Biographie de l'auteur: Le travail de Gérard Leblanc se situe entre poésie et cinéma, entre création et théorisation, entre politique et esthétique, entre recherche et enseignement, un parcours jalonné de revues, d'ouvrages et de films. L'auteur a exercé plusieurs activités dont celle d'universitaire n'est pas la moindre (Universités Paris 8, Paris 3, ENS Louis-Lumière). Il a co-fondé en 2004 (avec Catherine Guéneau) l'Association Médias Création Recherche (MCR), lieu d'incubation de projets artistiques et de projets de vie.
Le livre de 200 pages a été résumé en 53 pages, sans commentaires, sans doute par l'auteur. Je vous le livre tel quel: Voir le PDF ici
p.3-4 : Poulet industriel subventionné, vendu en Afrique, nourri avec du soja brésilien, subventionné par l'UE, car les poulets brésiliens sont moins chers que les français grâce aux bas-salaires!!! Le groupe Doux rachète les élevages en faillites et les automatise pour vendre moins cher que les Brésiliens… Logique mortifère. La mécanisation n'ayant pas suffi, Doux dépose le bilan deux ans plus tard (il y a le poulet turc, thaïlandais et chinois qui sont entrés en compétition). Tous les rapports sociaux sont conditionnés par l'argent. Au-delà du constat, il serait intéressant d'imaginer "le devenir du poulet" dans un contexte a-monétaire. De la filière bretonne au quotidien des producteurs africains ou thaïlandais en passant par les céréaliers brésiliens, tout change. La qualité des produits est plus adaptée au lieu de production (voir le poulet africain dit "poulet bicyclette" en raison de ses longues pattes, plus robuste et plus sain). Les transports internationaux sont limités au local, ce qui est bon pour le climat. La main d'œuvre est utilisée au lieu d'être renvoyée comme déchets dans les bidonvilles suburbains…

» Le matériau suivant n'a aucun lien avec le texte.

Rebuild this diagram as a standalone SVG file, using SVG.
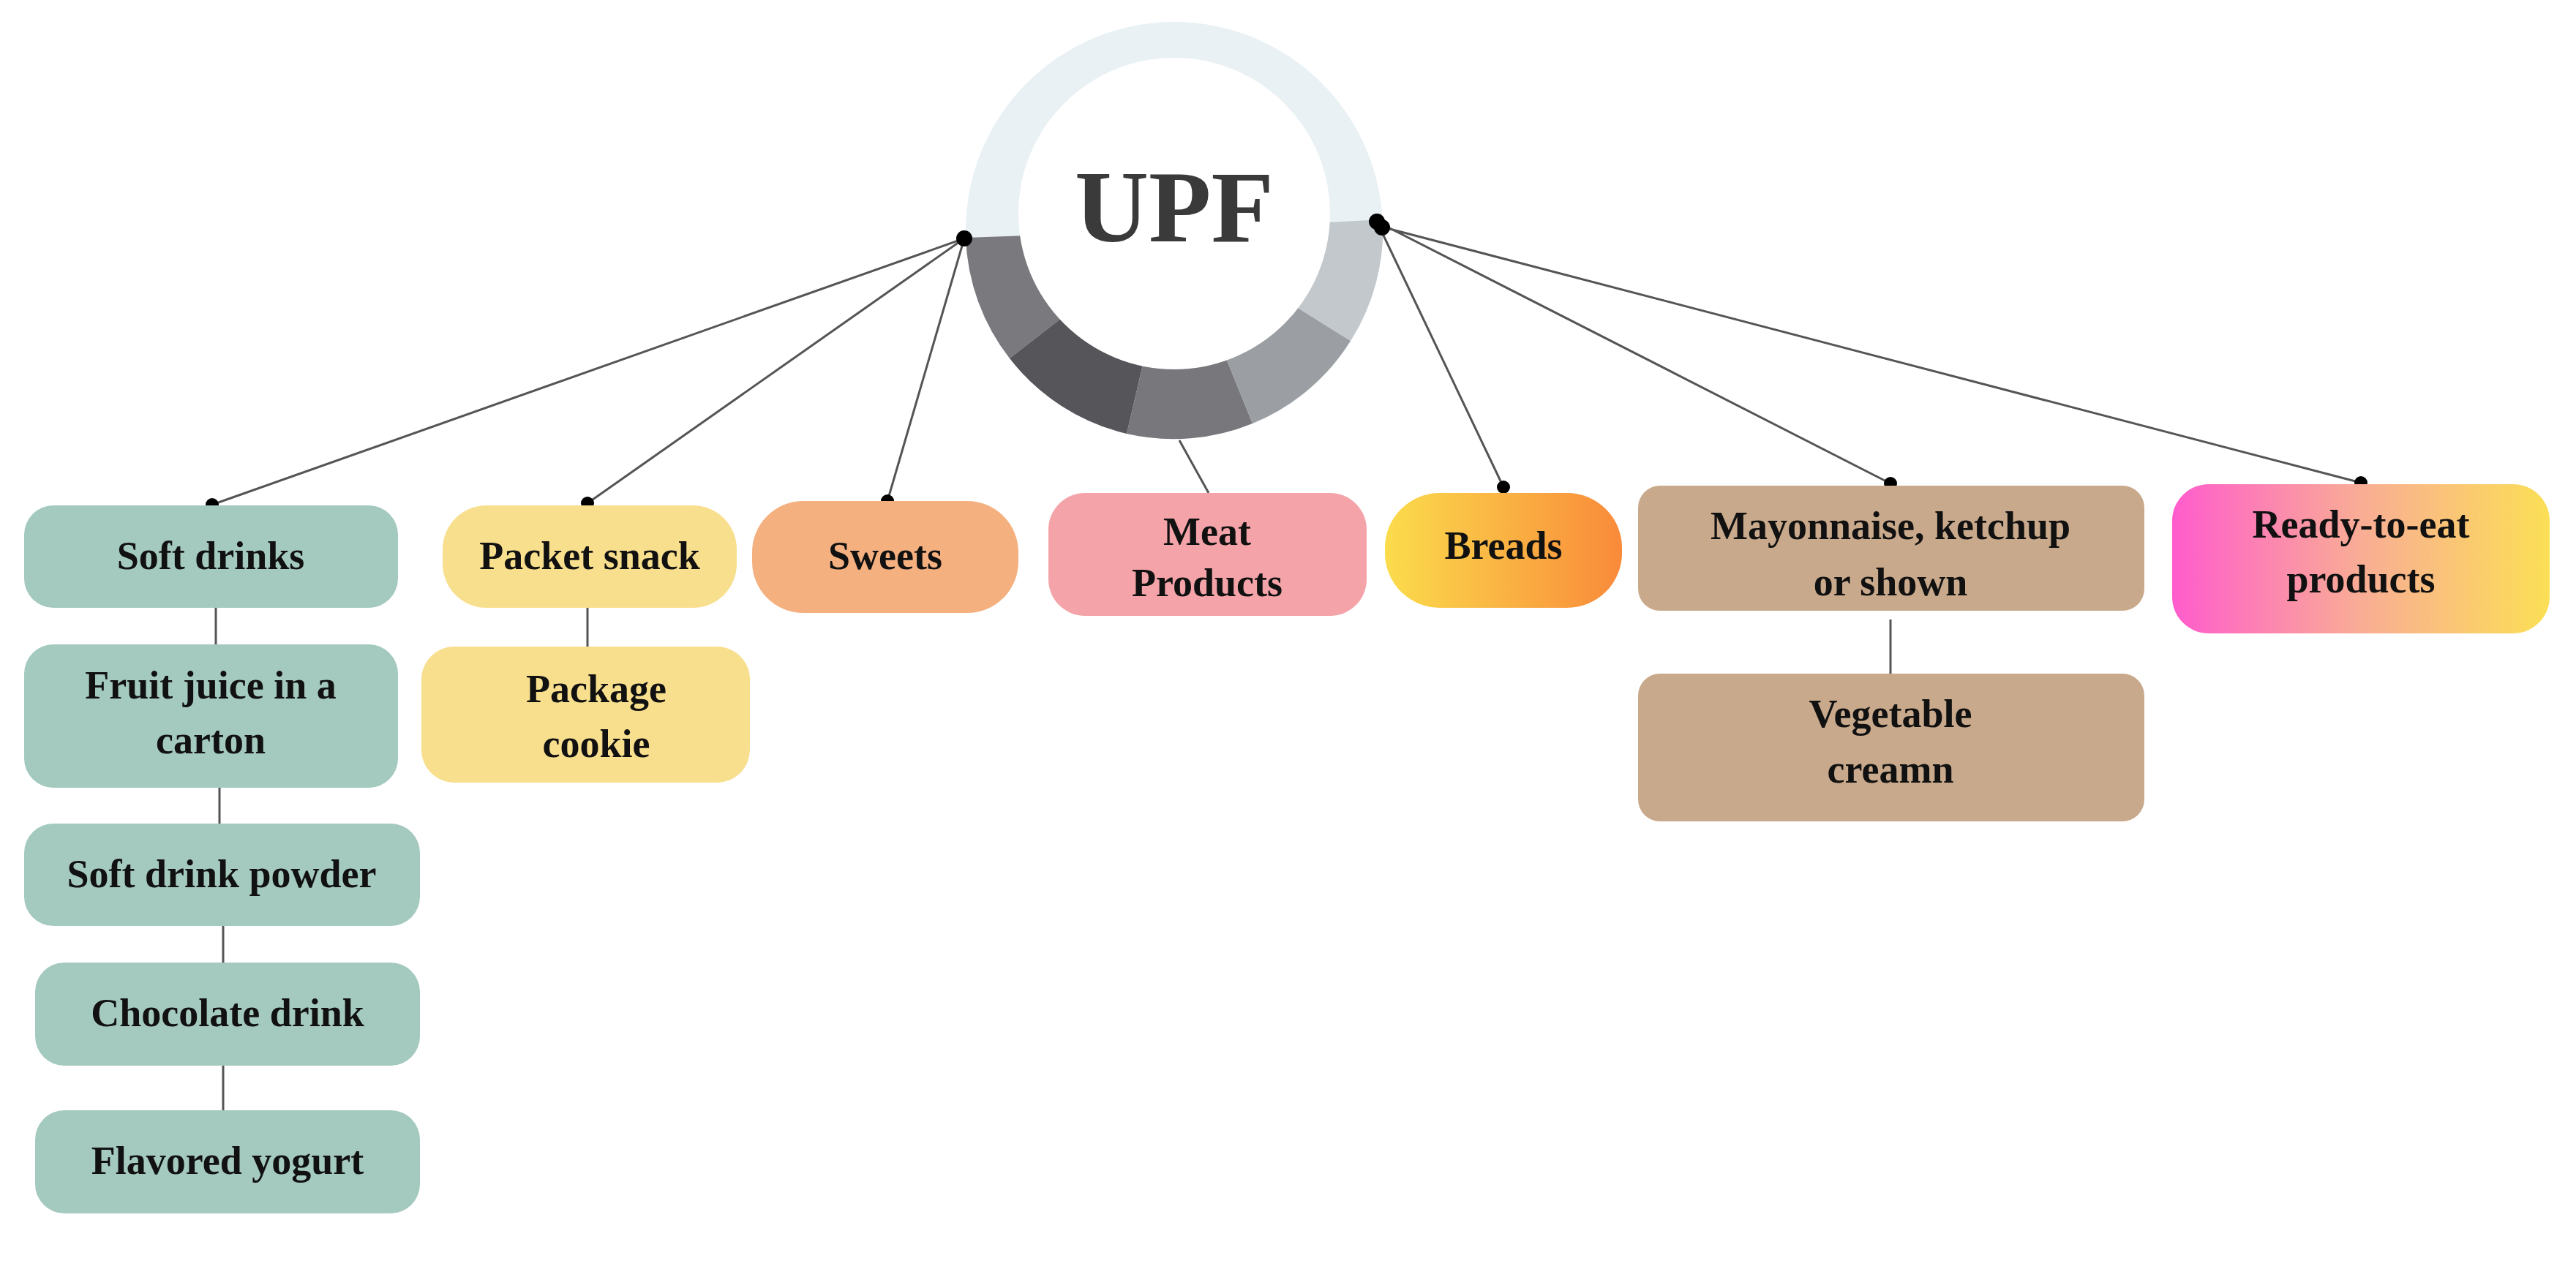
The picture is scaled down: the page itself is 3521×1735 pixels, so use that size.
<svg xmlns="http://www.w3.org/2000/svg" width="3521" height="1735" viewBox="0 0 3521 1735">
<style>
.t{font-family:"Liberation Serif",serif;font-weight:bold;font-size:54px;fill:#111;text-anchor:middle}
.c{stroke:#555;stroke-width:3;fill:none}
.d{fill:#000}
</style>
<defs>
<linearGradient id="gb" x1="0" x2="1"><stop offset="0" stop-color="#fbdc4c"/><stop offset="1" stop-color="#f98a3a"/></linearGradient>
<linearGradient id="gr" x1="0" x2="1"><stop offset="0" stop-color="#ff5ccc"/><stop offset="0.5" stop-color="#f9ad95"/><stop offset="1" stop-color="#fbdf55"/></linearGradient>
</defs>
<rect width="3521" height="1735" fill="#fff"/>
<g id="hub">
<circle cx="1605" cy="315" r="285" fill="#e9f1f4"/>
<path d="M1605,315 L1320,325 A285,285 0 0 0 1380,490 Z" fill="#7a7a7e"/>
<path d="M1605,315 L1380,490 A285,285 0 0 0 1540,593 Z" fill="#55555a"/>
<path d="M1605,315 L1540,593 A285,285 0 0 0 1712,579 Z" fill="#77777c"/>
<path d="M1605,315 L1712,579 A285,285 0 0 0 1846,466 Z" fill="#9b9fa3"/>
<path d="M1605,315 L1846,466 A285,285 0 0 0 1890,300 Z" fill="#c3c8cc"/>
<circle cx="1605" cy="292" r="213" fill="#fff"/>
<text x="1605" y="330" style="font-family:'Liberation Serif',serif;font-weight:bold;font-size:140px;fill:#3a3a3a;text-anchor:middle">UPF</text>
</g>
<g id="connectors">
<path class="c" d="M1318,326 L290,690 M1318,326 L803,688 M1318,326 L1213,685 M1612,602 L1652,674 M1882,303 L2055,666 M1882,303 L2584,661 M1888,310 L3227,660 M295,831 V881 M300,1077 V1126 M305,1266 V1316 M305,1457 V1518 M803,831 V884 M2584,847 V921"/>
<circle class="d" cx="1318" cy="326" r="11"/><circle class="d" cx="1882" cy="303" r="11"/><circle class="d" cx="1889" cy="311" r="11"/>
<circle class="d" cx="290" cy="690" r="9"/><circle class="d" cx="803" cy="688" r="9"/><circle class="d" cx="1213" cy="685" r="9"/>
<circle class="d" cx="2055" cy="666" r="9"/><circle class="d" cx="2584" cy="661" r="9"/><circle class="d" cx="3227" cy="660" r="9"/>
</g>
<g id="n1"><rect x="33" y="691" width="511" height="140" rx="40" fill="#a4c9bf"/><text class="t" x="288" y="778">Soft drinks</text></g>
<g id="n2"><rect x="33" y="881" width="511" height="196" rx="40" fill="#a4c9bf"/><text class="t" x="288" y="955">Fruit juice in a</text><text class="t" x="288" y="1030">carton</text></g>
<g id="n3"><rect x="33" y="1126" width="541" height="140" rx="40" fill="#a4c9bf"/><text class="t" x="303" y="1213">Soft drink powder</text></g>
<g id="n4"><rect x="48" y="1316" width="526" height="141" rx="40" fill="#a4c9bf"/><text class="t" x="311" y="1403">Chocolate drink</text></g>
<g id="n5"><rect x="48" y="1518" width="526" height="141" rx="40" fill="#a4c9bf"/><text class="t" x="311" y="1605">Flavored yogurt</text></g>
<g id="n6"><rect x="605" y="691" width="402" height="140" rx="60" fill="#f8df8e"/><text class="t" x="806" y="778">Packet snack</text></g>
<g id="n7"><rect x="576" y="884" width="449" height="186" rx="45" fill="#f8df8e"/><text class="t" x="815" y="960">Package</text><text class="t" x="815" y="1035">cookie</text></g>
<g id="n8"><rect x="1028" y="685" width="364" height="153" rx="70" fill="#f5b080"/><text class="t" x="1210" y="778">Sweets</text></g>
<g id="n9"><rect x="1433" y="674" width="435" height="168" rx="50" fill="#f4a4a9"/><text class="t" x="1650" y="745">Meat</text><text class="t" x="1650" y="815">Products</text></g>
<g id="n10"><rect x="1893" y="674" width="324" height="157" rx="75" fill="url(#gb)"/><text class="t" x="2055" y="764">Breads</text></g>
<g id="n11"><rect x="2239" y="664" width="692" height="171" rx="30" fill="#c9a98b"/><text class="t" x="2584" y="737">Mayonnaise, ketchup</text><text class="t" x="2584" y="814">or shown</text></g>
<g id="n12"><rect x="2239" y="921" width="692" height="202" rx="30" fill="#c9a98b"/><text class="t" x="2584" y="994">Vegetable</text><text class="t" x="2584" y="1070">creamn</text></g>
<g id="n13"><rect x="2969" y="662" width="516" height="204" rx="50" fill="url(#gr)"/><text class="t" x="3227" y="735">Ready-to-eat</text><text class="t" x="3227" y="810">products</text></g>
</svg>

p.6: Si nous supportons la vie qu'on nous propose c'est parce que nous avons le sentiment (bien fabriqué) d'être coupable de quelque chose (le péché originel) et qu'il faut payer, ne serait-ce qu'en travaillant. Il faut se "racheter"!... Et si nous arrêtions de nous croire obligés de travailler et prendre le risque de vivre ? Sauf que le lien entre production et consommation est indestructible. Tu ne travailles pas, tu ne manges pas! Conclusion que l'on peut transformer en "tu ne travailles pas pour l'argent, mais pour assurer la survie de ta communauté.

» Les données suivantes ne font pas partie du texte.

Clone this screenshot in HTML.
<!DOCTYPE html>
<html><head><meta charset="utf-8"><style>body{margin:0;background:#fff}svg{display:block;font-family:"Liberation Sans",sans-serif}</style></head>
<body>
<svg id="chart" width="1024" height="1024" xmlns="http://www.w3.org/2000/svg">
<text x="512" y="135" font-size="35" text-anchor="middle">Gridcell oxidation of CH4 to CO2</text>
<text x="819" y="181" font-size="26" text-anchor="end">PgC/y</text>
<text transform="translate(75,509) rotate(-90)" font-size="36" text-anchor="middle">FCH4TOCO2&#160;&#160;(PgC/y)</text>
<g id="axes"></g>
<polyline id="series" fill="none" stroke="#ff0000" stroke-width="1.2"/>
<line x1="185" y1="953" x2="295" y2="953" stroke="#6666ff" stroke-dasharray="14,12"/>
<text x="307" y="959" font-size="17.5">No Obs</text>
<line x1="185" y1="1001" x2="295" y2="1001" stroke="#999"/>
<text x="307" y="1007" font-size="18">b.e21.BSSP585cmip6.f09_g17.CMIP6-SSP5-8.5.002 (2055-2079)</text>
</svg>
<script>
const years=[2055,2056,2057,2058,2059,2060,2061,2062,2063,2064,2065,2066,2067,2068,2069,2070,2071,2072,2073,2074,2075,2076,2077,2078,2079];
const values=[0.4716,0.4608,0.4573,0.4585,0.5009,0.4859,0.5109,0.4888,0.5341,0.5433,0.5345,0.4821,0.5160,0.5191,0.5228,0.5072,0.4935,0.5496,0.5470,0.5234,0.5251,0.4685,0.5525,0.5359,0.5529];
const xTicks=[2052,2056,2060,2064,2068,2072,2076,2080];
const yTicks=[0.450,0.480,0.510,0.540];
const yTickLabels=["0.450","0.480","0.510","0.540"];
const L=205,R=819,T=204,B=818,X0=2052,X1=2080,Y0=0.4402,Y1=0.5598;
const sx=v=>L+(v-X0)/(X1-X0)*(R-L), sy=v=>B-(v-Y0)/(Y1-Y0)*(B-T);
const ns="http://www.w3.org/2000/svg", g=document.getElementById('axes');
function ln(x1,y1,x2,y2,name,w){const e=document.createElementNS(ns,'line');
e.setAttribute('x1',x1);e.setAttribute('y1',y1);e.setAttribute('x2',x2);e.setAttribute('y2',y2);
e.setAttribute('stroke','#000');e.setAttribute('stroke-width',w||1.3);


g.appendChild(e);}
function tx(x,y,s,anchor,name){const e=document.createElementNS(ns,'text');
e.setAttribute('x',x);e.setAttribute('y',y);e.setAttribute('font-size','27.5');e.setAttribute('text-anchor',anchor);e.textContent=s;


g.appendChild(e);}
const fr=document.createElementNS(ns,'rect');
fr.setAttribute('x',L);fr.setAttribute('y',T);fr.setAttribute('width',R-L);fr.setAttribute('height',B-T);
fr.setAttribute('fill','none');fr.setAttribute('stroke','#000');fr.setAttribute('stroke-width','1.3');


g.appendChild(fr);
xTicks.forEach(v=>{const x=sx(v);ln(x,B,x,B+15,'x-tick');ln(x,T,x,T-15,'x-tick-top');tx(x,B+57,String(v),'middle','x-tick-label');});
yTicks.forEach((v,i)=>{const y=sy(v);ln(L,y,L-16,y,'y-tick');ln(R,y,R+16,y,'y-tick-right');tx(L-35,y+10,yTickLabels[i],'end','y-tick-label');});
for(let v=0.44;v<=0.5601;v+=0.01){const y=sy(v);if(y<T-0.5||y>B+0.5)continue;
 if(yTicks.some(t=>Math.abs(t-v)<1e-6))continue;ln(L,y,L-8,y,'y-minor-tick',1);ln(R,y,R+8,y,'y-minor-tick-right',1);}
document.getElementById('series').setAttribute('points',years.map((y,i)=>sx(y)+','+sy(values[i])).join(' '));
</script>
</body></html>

p.8: Pourquoi abolir l'argent ? N'y a-t-il pas plus simple ? Par exemple le RU: on donne de l'argent à tout le monde et tout le monde peut consommer. Ouf! Le système est sauvé…, avec deux mondes différents et étanches: les travailleurs et les assistés. Sans argent, nous sommes tous embarqués sur le même bateau, les fractures sociales disparaissent ou sont au moins atténuées.
p.9: Le modèle sacrificiel du travail salarié est de moins en moins attractif, mais cela induit une mise à l'écart de la société et la fin de tout changement possible… Une société produit des rapports sociaux avant de produire quoi que ce soit. De quel type de rapports sociaux avons-nous besoin pour vivre le mieux possible? C'est le point de départ démocratique…, des abstentionnistes: nul ne peut penser et agir à notre place. Ce serait le moment de rappeler et de mettre en œuvre le slogan postmonétaire essentiel: "Rendre aux usagers la maîtrise de leurs usages " alors qu'à l'évidence, dans un monde d'argent, la maîtrise n'est l'apanage que d'une minorité oligarchique…

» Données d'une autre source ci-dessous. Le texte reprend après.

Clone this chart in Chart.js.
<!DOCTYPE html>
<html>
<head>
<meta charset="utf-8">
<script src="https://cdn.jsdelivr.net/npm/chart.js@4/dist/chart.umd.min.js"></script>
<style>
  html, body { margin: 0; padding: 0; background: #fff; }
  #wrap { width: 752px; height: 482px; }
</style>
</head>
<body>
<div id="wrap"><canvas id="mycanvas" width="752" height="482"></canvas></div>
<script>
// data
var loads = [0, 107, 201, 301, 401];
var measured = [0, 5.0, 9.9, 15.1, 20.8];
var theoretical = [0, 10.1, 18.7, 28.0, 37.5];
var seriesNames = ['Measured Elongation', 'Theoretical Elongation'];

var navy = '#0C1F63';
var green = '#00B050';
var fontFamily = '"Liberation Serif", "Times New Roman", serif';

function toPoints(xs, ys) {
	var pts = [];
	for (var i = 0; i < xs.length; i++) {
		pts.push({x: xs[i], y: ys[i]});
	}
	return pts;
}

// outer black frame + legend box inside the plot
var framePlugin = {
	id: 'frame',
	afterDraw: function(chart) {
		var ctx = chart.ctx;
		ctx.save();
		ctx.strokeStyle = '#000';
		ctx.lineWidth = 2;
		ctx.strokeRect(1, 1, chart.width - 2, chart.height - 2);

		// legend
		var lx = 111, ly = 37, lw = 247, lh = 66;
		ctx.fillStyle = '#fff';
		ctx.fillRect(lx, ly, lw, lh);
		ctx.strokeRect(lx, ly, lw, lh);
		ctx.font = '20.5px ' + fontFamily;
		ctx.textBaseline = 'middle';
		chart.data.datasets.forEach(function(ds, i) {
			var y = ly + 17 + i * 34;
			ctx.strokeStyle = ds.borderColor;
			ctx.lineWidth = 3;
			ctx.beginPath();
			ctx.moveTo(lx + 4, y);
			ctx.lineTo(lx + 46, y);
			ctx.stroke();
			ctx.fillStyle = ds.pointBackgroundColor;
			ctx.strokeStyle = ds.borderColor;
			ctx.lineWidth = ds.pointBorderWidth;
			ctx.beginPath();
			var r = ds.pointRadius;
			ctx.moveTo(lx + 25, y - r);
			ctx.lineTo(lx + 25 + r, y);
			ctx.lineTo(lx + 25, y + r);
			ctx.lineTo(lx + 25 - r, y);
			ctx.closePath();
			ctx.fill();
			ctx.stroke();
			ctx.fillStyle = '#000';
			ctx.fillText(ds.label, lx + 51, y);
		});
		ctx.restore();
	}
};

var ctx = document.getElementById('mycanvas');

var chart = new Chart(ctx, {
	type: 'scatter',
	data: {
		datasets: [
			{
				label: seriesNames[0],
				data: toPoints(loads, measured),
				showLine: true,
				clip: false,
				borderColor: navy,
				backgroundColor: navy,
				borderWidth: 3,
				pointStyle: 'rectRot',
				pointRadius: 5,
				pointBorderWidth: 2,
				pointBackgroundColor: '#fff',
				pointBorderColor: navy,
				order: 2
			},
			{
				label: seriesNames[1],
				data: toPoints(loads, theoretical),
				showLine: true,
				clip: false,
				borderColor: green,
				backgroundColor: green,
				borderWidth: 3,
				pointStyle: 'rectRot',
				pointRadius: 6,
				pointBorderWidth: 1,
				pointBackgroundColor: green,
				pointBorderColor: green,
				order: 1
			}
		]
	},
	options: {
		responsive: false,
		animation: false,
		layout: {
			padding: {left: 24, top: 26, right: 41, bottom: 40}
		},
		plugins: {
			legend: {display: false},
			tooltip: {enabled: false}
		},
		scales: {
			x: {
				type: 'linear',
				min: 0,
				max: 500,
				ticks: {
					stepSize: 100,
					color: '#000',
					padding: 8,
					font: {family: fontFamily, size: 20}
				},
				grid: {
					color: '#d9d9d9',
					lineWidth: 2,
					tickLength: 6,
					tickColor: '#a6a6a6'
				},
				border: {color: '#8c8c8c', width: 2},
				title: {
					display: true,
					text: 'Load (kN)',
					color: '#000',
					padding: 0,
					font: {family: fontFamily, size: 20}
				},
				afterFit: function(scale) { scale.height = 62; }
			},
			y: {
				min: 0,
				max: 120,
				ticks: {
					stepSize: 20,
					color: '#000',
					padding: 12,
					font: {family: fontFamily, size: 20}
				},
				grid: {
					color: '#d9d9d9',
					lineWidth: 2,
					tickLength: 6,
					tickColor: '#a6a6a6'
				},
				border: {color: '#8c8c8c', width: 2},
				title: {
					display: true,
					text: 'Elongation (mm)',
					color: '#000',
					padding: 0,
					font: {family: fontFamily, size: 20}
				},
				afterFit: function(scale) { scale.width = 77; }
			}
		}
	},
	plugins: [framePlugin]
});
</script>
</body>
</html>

p.11: Un jour nous n'aurons pas plus besoin d'État que d'argent!
p.14: Il est intéressant de voir que Leblanc reprend sans le dire l'idée de "l'expérience de pensée": demain il n'y a plus d'argent. C'est la fin de "la bonne affaire", de la peur "de se faire avoir", plus rien n'est tarifé, calculé. On ne rend plus à personne la monnaie de sa pièce! La question à se poser tous individuellement: sans argent en échange de mon travail est-ce que j'arrêterai de travailler? On sent dans ce long préambule en forme de constat que l'auteur tente de se convaincre lui-même. Il se pose des questions de "novice". Même dans le monde marchand, sa peur est infondée. Il suffit de voir les gagnants du loto qui, en grande majorité, retournent au travail le lendemain, ne serait-ce que pour ne pas perdre les liens sociaux qu'ils y ont créés.
p.16: On ne produira plus quoi que ce soit sans que l'humain n'en sorte augmenté.
p.17: On travaillera moins car quantité d'anciens métiers auront disparu en même temps que l'argent. Peut être faudra-t-il inventer un nouveau mot pour désigner ces temps d'activité choisie parmi les nécessités pratiques qui s'imposent…. Plus de cycles travail-vacances mais cycles "temps de construction sociale-temps de construction individuelle".
p.19: Sans propriété et sans État ce sera la foire d'empoigne… De nouveau la question prouve que l'auteur ne croit pas lui-même qu'une société sans argent serait un progrès social…
p.20 Suffirait-il de supprimer l'argent pour transformer les rapports humains? Ce serait trop simple… A chacun sa part du lion?... Tout rapport de force et de domination cherche une forme de légitimation! On comprend bien que l'auteur a déjà les réponses à ses questions qui portant relèvent de l'évidence. Le problème n'est pas technique mais mental. Quand on veut tuer son chien on dit qu'il a la rage, quand on veut que rien ne change par peur de l'inconnu, on invente les problèmes avant qu'ils n'arrivent. C'est le propre du capitalisme: on crée un problème, on cherche une solution et cela crée un nouveau marché!...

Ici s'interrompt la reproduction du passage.